Hace poco cayó en mis manos un librito sobre la lengua y literatura sefardíes, “A la lumbre del día”, un regalo de su autor, el bejarano Gonzalo Santonja, con el que seguir limando las asperezas de mi pensamiento científico. El pequeño formato de la publicación contrasta con el tamaño de lo que destapa, la cultura sefardí, guardada durante más de 500 años por los descendientes de aquellos judíos expulsados de la península ibérica en 1492. La lengua judeoespañola (ladino), en coplas y romances medievales, es una de las fuentes vivas de la que sigue bebiendo su cultura.

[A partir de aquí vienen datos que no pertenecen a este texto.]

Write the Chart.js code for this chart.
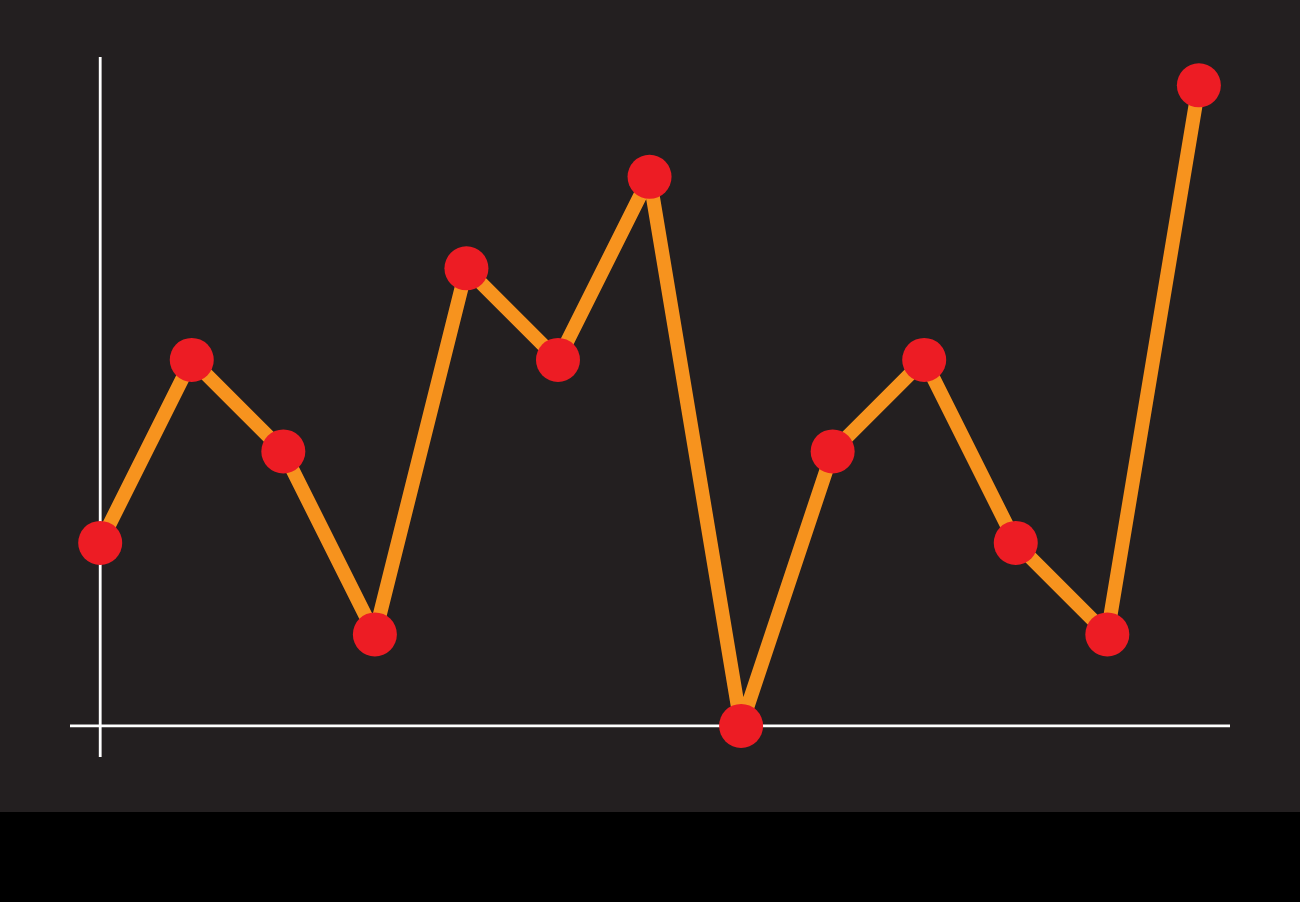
<!DOCTYPE html>
<html>
<head>
<meta charset="utf-8">
<script src="https://cdn.jsdelivr.net/npm/chart.js@4/dist/chart.umd.min.js"></script>
<style>
  html, body { margin: 0; padding: 0; background: #231f20; }
  #wrap { width: 1300px; height: 812px; position: relative; }
  #strip { width: 1300px; height: 90px; background: #000; }
</style>
</head>
<body>
<div id="wrap"><canvas id="chart"></canvas></div>
<div id="strip"></div>
<script>
// data
const positions = [0, 1, 2, 3, 4, 5, 6, 7, 8, 9, 10, 11, 12];
const values = [2, 4, 3, 1, 5, 4, 6, 0, 3, 4, 2, 1, 7];

// axis lines drawn through value 0 on each scale
const crossAxes = {
  id: "crossAxes",
  beforeDatasetsDraw(chart) {
    const { ctx, chartArea, scales } = chart;
    const x0 = scales.x.getPixelForValue(0);
    const y0 = scales.y.getPixelForValue(0);
    ctx.save();
    ctx.strokeStyle = "#ffffff";
    ctx.lineWidth = 2.8;
    ctx.beginPath();
    ctx.moveTo(chartArea.left, y0);
    ctx.lineTo(chartArea.right, y0);
    ctx.moveTo(x0, chartArea.top);
    ctx.lineTo(x0, chartArea.bottom);
    ctx.stroke();
    ctx.restore();
  },
};

new Chart(document.getElementById("chart"), {
  type: "line",
  data: {
    datasets: [
      {
        data: positions.map((p, i) => ({ x: p, y: values[i] })),
        borderColor: "#f7931e",
        borderWidth: 14,
        borderJoinStyle: "round",
        pointBackgroundColor: "#ed1c24",
        pointBorderWidth: 0,
        pointRadius: 22,
        pointHoverRadius: 22,
        tension: 0,
        clip: false,
      },
    ],
  },
  options: {
    responsive: true,
    maintainAspectRatio: false,
    animation: false,
    layout: { padding: { left: 70, right: 70, top: 57, bottom: 55 } },
    plugins: { legend: { display: false }, tooltip: { enabled: false } },
    scales: {
      x: {
        type: "linear",
        min: -0.33,
        max: 12.34,
        display: false,
      },
      y: {
        min: -0.34,
        max: 7.31,
        display: false,
      },
    },
  },
  plugins: [crossAxes],
});
</script>
</body>
</html>
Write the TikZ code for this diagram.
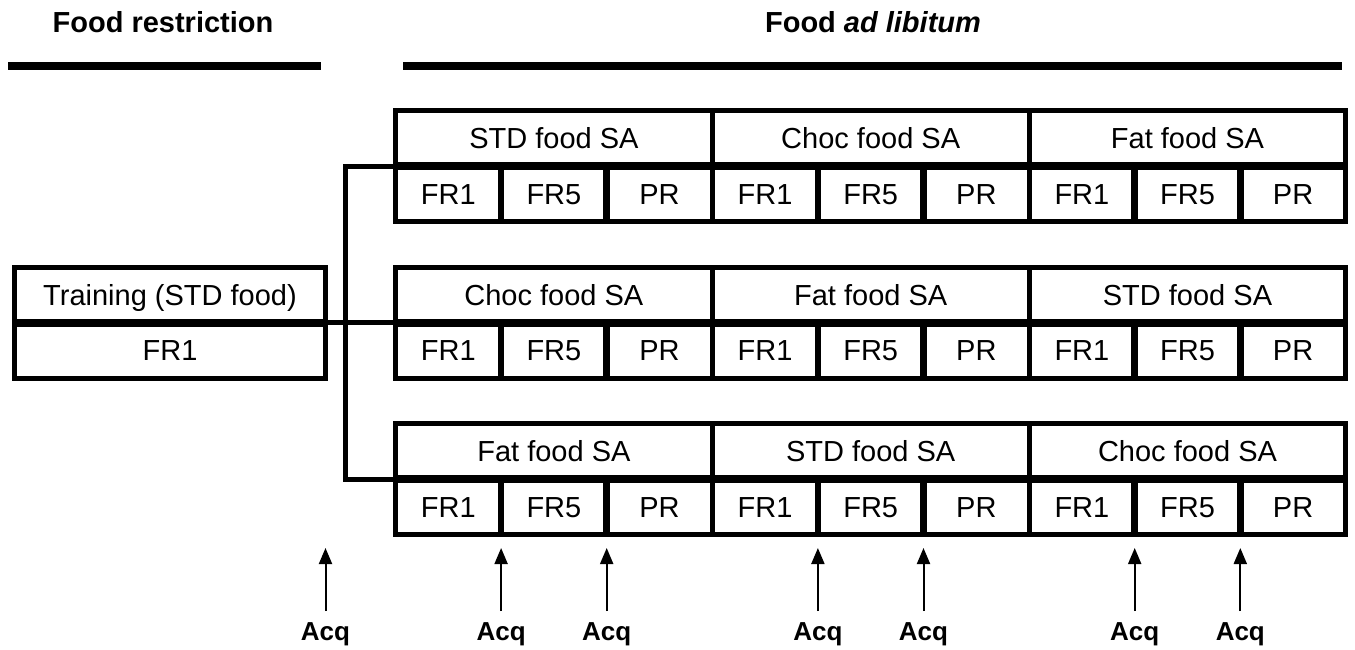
\documentclass[tikz,border=0pt]{standalone}
\usepackage{fontspec}
\setmainfont{Liberation Sans}
\usetikzlibrary{arrows.meta}
\begin{document}
\begin{tikzpicture}[x=1pt,y=-1pt,
  cell/.style={draw, line width=5pt, inner sep=0pt, outer sep=0pt, anchor=north west,
    minimum height=55.5pt, text height=20.8pt, text depth=0pt,
    font=\fontsize{29}{34}\selectfont},
  hdr/.style={cell, minimum width=316.8pt},
  subcell/.style={cell, minimum width=105.6pt},
  title/.style={font=\fontsize{29}{34}\selectfont\bfseries, anchor=base, inner sep=0pt},
  bar/.style={line width=8pt},
  mid/.style={line width=8pt},
  divider/.style={line width=6.5pt},
  link/.style={line width=5pt, line join=miter},
  acq/.style={font=\fontsize{26}{30}\selectfont\bfseries, anchor=base, inner sep=0pt,
    text height=18.6pt, text depth=5pt},
  arr/.style={line width=2pt, -{Triangle[width=13pt,length=16pt]}}
]
\useasboundingbox (0,0) rectangle (1355,649);

% titles and bars
\node[title] (ttl1) at (163,32) {Food restriction};
\node[title] (ttl2) at (873,32) {Food \textit{ad libitum}};
\draw[bar] (8,66) -- (321,66);
\draw[bar] (403,65.5) -- (1342,65.5);

% training box
\node[cell, minimum width=311pt] (trh) at (14.5,267) {Training (STD food)};
\node[cell, minimum width=311pt] (trs) at (14.5,322.5) {FR1};
\draw[mid] (trh.south west) -- (trh.south east);

% rows
\foreach \r/\ty/\a/\b/\c in {1/110.5/STD/Choc/Fat, 2/267/Choc/Fat/STD, 3/423.5/Fat/STD/Choc}{
  \node[hdr] (r\r h1) at (395.5,\ty) {\a\ food SA};
  \node[hdr] (r\r h2) at (712.3,\ty) {\b\ food SA};
  \node[hdr] (r\r h3) at (1029.1,\ty) {\c\ food SA};
  \foreach \g/\gx in {1/395.5, 2/712.3, 3/1029.1}{
    \node[subcell] (r\r s\g a) at (\gx,\ty+55.5) {FR1};
    \node[subcell] (r\r s\g b) at (\gx+105.6,\ty+55.5) {FR5};
    \node[subcell] (r\r s\g c) at (\gx+211.2,\ty+55.5) {PR};
    \draw[divider] (r\r s\g a.north east) -- (r\r s\g a.south east);
    \draw[divider] (r\r s\g b.north east) -- (r\r s\g b.south east);
  }
  \draw[mid] (r\r h1.south west) -- (r\r h3.south east);
}

% connectors
\coordinate (vt) at (345.5,166);
\coordinate (vb) at (345.5,479);
\draw[link] (r1h1.south west) -- (vt) -- (vb) -- (r3h1.south west);
\draw[link] (trh.south east) -- (r2h1.south west);

% acquisition arrows
\foreach \i/\x in {1/325.5, 2/501.1, 3/606.7, 4/817.9, 5/923.5, 6/1134.7, 7/1240.3}{
  \node[acq] (acq\i) at (\x,640) {Acq};
  \coordinate (tip\i) at (\x,548);
  \draw[arr] ([yshift=10pt]acq\i.north) -- (tip\i);
}
\end{tikzpicture}
\end{document}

Estando el autor en Tel Aviv con Juan Carlos Vidal, director, entonces, del Instituto Cervantes de la ciudad israelita, en una tarde de chuzos de punta, lograron salvar la mojadura gracias al fino oído de un taxista, de origen polaco. ¿Conocen ladino? La mujer del taxista era una de esas descendientes que, al igual que sus padres y abuelos hicieron, impuso la lengua de sus antepasados en la intimidad de su casa. La familia de mi esposa procede de Cuéllar, creo que está en Castilla La Vieja, les explicó.
A los protagonistas de la historia les resultó curioso el lance, amén de ahorrarles el chaparrón, pero a mí, cuando lo leí se me movió el alma, como si de un paisano en apuros se tratara.